Stated exercise: Would you repeat the listing exactly but omit every picture?
- - - -
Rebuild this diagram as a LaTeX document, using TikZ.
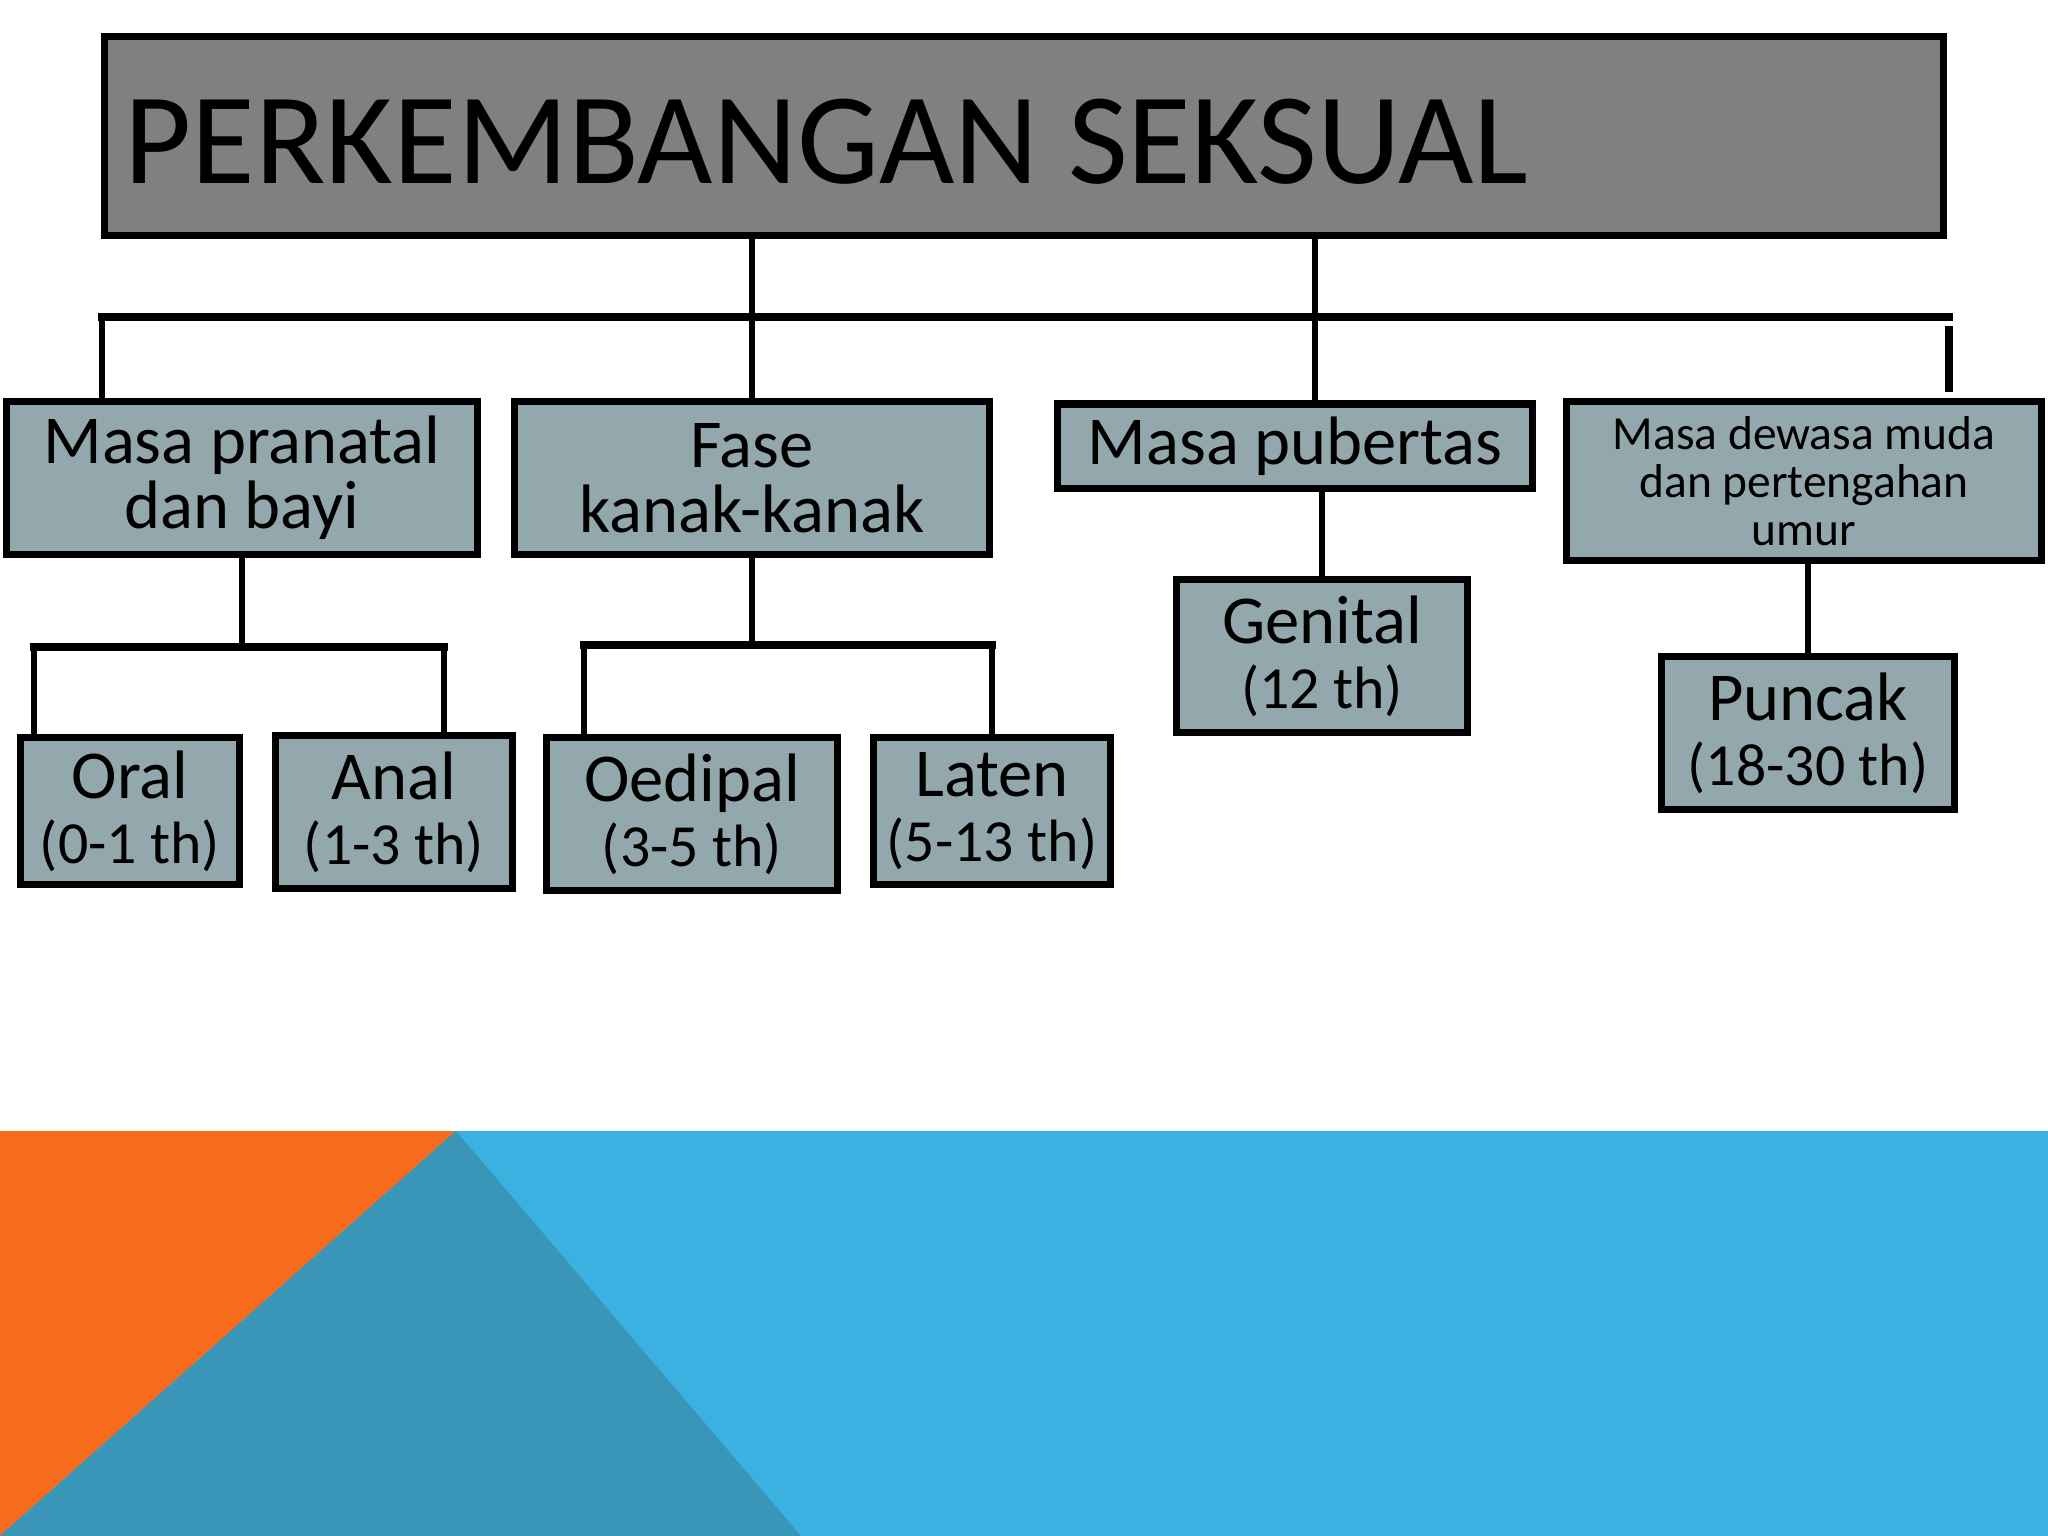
\documentclass[tikz,border=0pt]{standalone}
\usepackage{fontspec}
\setmainfont{Carlito}
\usetikzlibrary{positioning,calc}
\definecolor{boxfill}{HTML}{93A8AC}
\definecolor{headfill}{HTML}{808080}
\definecolor{bandblue}{HTML}{3AB1E0}
\definecolor{bandteal}{HTML}{3A96B8}
\definecolor{bandorange}{HTML}{F76B1C}
\newcommand{\yr}[1]{{\fontsize{17}{19}\selectfont #1}}

\begin{document}
\begin{tikzpicture}[x=0.01cm,y=-0.01cm,
  stage/.style={draw=black,line width=2pt,fill=boxfill,align=center,inner sep=0pt,font=\fontsize{19.5}{18.5}\selectfont},
  link/.style={line width=1.8pt},
  bar/.style={line width=2.2pt,line cap=rect}]
\useasboundingbox (0,0) rectangle (2048,1536);
% bottom band
\fill[bandblue] (0,1131) rectangle (2048,1536);
\fill[bandorange] (0,1131) -- (456,1131) -- (0,1536) -- cycle;
\fill[bandteal] (456,1131) -- (801,1536) -- (0,1536) -- cycle;
% title
\node[draw=black,line width=2pt,fill=headfill,minimum width=18.37cm,minimum height=1.98cm](head) at (1024,136){};
\node[anchor=base west,font=\fontsize{37}{37}\selectfont](headtxt) at (112,183){PERKEMBANGAN SEKSUAL};
% stages
\node[stage,minimum width=4.71cm,minimum height=1.53cm](pranatal) at (242,478){Masa pranatal\\dan bayi};
\node[stage,minimum width=4.74cm,minimum height=1.53cm](fase) at (752,478){Fase\\kanak-kanak};
\node[stage,minimum width=4.74cm,minimum height=0.84cm](pubertas) at (1295,446){Masa pubertas};
\node[stage,minimum width=4.75cm,minimum height=1.59cm,font=\fontsize{13.5}{13.6}\selectfont](dewasa) at (1804,481){Masa dewasa muda\\dan pertengahan\\umur};
\node[stage,minimum width=2.91cm,minimum height=1.52cm](genital) at (1322,656){Genital\\\yr{(12 th)}};
\node[stage,minimum width=2.92cm,minimum height=1.52cm](puncak) at (1808,733){Puncak\\\yr{(18-30 th)}};
\node[stage,minimum width=2.19cm,minimum height=1.47cm](oral) at (130,811){Oral\\\yr{(0-1 th)}};
\node[stage,minimum width=2.36cm,minimum height=1.52cm](anal) at (394,812){Anal\\\yr{(1-3 th)}};
\node[stage,minimum width=2.90cm,minimum height=1.52cm](oedipal) at (692,814){Oedipal\\\yr{(3-5 th)}};
\node[stage,minimum width=2.36cm,minimum height=1.47cm](laten) at (992,811){Laten\\\yr{(5-13 th)}};
% main bar
\coordinate (barL) at (102,317);
\coordinate (barR) at (1949,317);
\coordinate (stubT) at (1949,326);
\coordinate (stubB) at (1949,392);
\coordinate (pt) at ([xshift=0.2cm]pubertas.north);
\draw[bar] (barL) -- (barR);
\draw[link] (barL) -- (barL |- pranatal.north);
\draw[line width=2.2pt] (stubT) -- (stubB);
\draw[link] (fase.north) -- (fase.north |- head.south);
\draw[link] (pt) -- (pt |- head.south);
% sub bars
\coordinate (subAL) at (34,647);
\coordinate (subAR) at (444,647);
\coordinate (subBL) at (584,645);
\coordinate (subBR) at (992,645);
\draw[link] (pranatal.south) -- (pranatal.south |- subAL);
\draw[bar] (subAL) -- (subAR);
\draw[link] (subAL) -- (subAL |- oral.north);
\draw[link] (subAR) -- (subAR |- anal.north);
\draw[link] (fase.south) -- (fase.south |- subBL);
\draw[bar] (subBL) -- (subBR);
\draw[link] (subBL) -- (subBL |- oedipal.north);
\draw[link] (subBR) -- (subBR |- laten.north);
\draw[link] (genital.north) -- (genital.north |- pubertas.south);
\draw[link] (puncak.north) -- (puncak.north |- dewasa.south);
\end{tikzpicture}
\end{document}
- - - -
Response:
Rebuild this diagram as a LaTeX document, using TikZ.
\documentclass[tikz,border=0pt]{standalone}
\usepackage{fontspec}
\setmainfont{Carlito}
\usetikzlibrary{positioning,calc}
\definecolor{boxfill}{HTML}{93A8AC}
\definecolor{headfill}{HTML}{808080}
\definecolor{bandblue}{HTML}{3AB1E0}
\definecolor{bandteal}{HTML}{3A96B8}
\definecolor{bandorange}{HTML}{F76B1C}
\newcommand{\yr}[1]{{\fontsize{17}{19}\selectfont #1}}

\begin{document}
\begin{tikzpicture}[x=0.01cm,y=-0.01cm,
  stage/.style={draw=black,line width=2pt,fill=boxfill,align=center,inner sep=0pt,font=\fontsize{19.5}{18.5}\selectfont},
  link/.style={line width=1.8pt},
  bar/.style={line width=2.2pt,line cap=rect}]
\useasboundingbox (0,0) rectangle (2048,1536);
% bottom band
\fill[bandblue] (0,1131) rectangle (2048,1536);
\fill[bandorange] (0,1131) -- (456,1131) -- (0,1536) -- cycle;
\fill[bandteal] (456,1131) -- (801,1536) -- (0,1536) -- cycle;
% title
\node[draw=black,line width=2pt,fill=headfill,minimum width=18.37cm,minimum height=1.98cm](head) at (1024,136){};
\node[anchor=base west,font=\fontsize{37}{37}\selectfont](headtxt) at (112,183){PERKEMBANGAN SEKSUAL};
% stages
\node[stage,minimum width=4.71cm,minimum height=1.53cm](pranatal) at (242,478){Masa pranatal\\dan bayi};
\node[stage,minimum width=4.74cm,minimum height=1.53cm](fase) at (752,478){Fase\\kanak-kanak};
\node[stage,minimum width=4.74cm,minimum height=0.84cm](pubertas) at (1295,446){Masa pubertas};
\node[stage,minimum width=4.75cm,minimum height=1.59cm,font=\fontsize{13.5}{13.6}\selectfont](dewasa) at (1804,481){Masa dewasa muda\\dan pertengahan\\umur};
\node[stage,minimum width=2.91cm,minimum height=1.52cm](genital) at (1322,656){Genital\\\yr{(12 th)}};
\node[stage,minimum width=2.92cm,minimum height=1.52cm](puncak) at (1808,733){Puncak\\\yr{(18-30 th)}};
\node[stage,minimum width=2.19cm,minimum height=1.47cm](oral) at (130,811){Oral\\\yr{(0-1 th)}};
\node[stage,minimum width=2.36cm,minimum height=1.52cm](anal) at (394,812){Anal\\\yr{(1-3 th)}};
\node[stage,minimum width=2.90cm,minimum height=1.52cm](oedipal) at (692,814){Oedipal\\\yr{(3-5 th)}};
\node[stage,minimum width=2.36cm,minimum height=1.47cm](laten) at (992,811){Laten\\\yr{(5-13 th)}};
% main bar
\coordinate (barL) at (102,317);
\coordinate (barR) at (1949,317);
\coordinate (stubT) at (1949,326);
\coordinate (stubB) at (1949,392);
\coordinate (pt) at ([xshift=0.2cm]pubertas.north);
\draw[bar] (barL) -- (barR);
\draw[link] (barL) -- (barL |- pranatal.north);
\draw[line width=2.2pt] (stubT) -- (stubB);
\draw[link] (fase.north) -- (fase.north |- head.south);
\draw[link] (pt) -- (pt |- head.south);
% sub bars
\coordinate (subAL) at (34,647);
\coordinate (subAR) at (444,647);
\coordinate (subBL) at (584,645);
\coordinate (subBR) at (992,645);
\draw[link] (pranatal.south) -- (pranatal.south |- subAL);
\draw[bar] (subAL) -- (subAR);
\draw[link] (subAL) -- (subAL |- oral.north);
\draw[link] (subAR) -- (subAR |- anal.north);
\draw[link] (fase.south) -- (fase.south |- subBL);
\draw[bar] (subBL) -- (subBR);
\draw[link] (subBL) -- (subBL |- oedipal.north);
\draw[link] (subBR) -- (subBR |- laten.north);
\draw[link] (genital.north) -- (genital.north |- pubertas.south);
\draw[link] (puncak.north) -- (puncak.north |- dewasa.south);
\end{tikzpicture}
\end{document}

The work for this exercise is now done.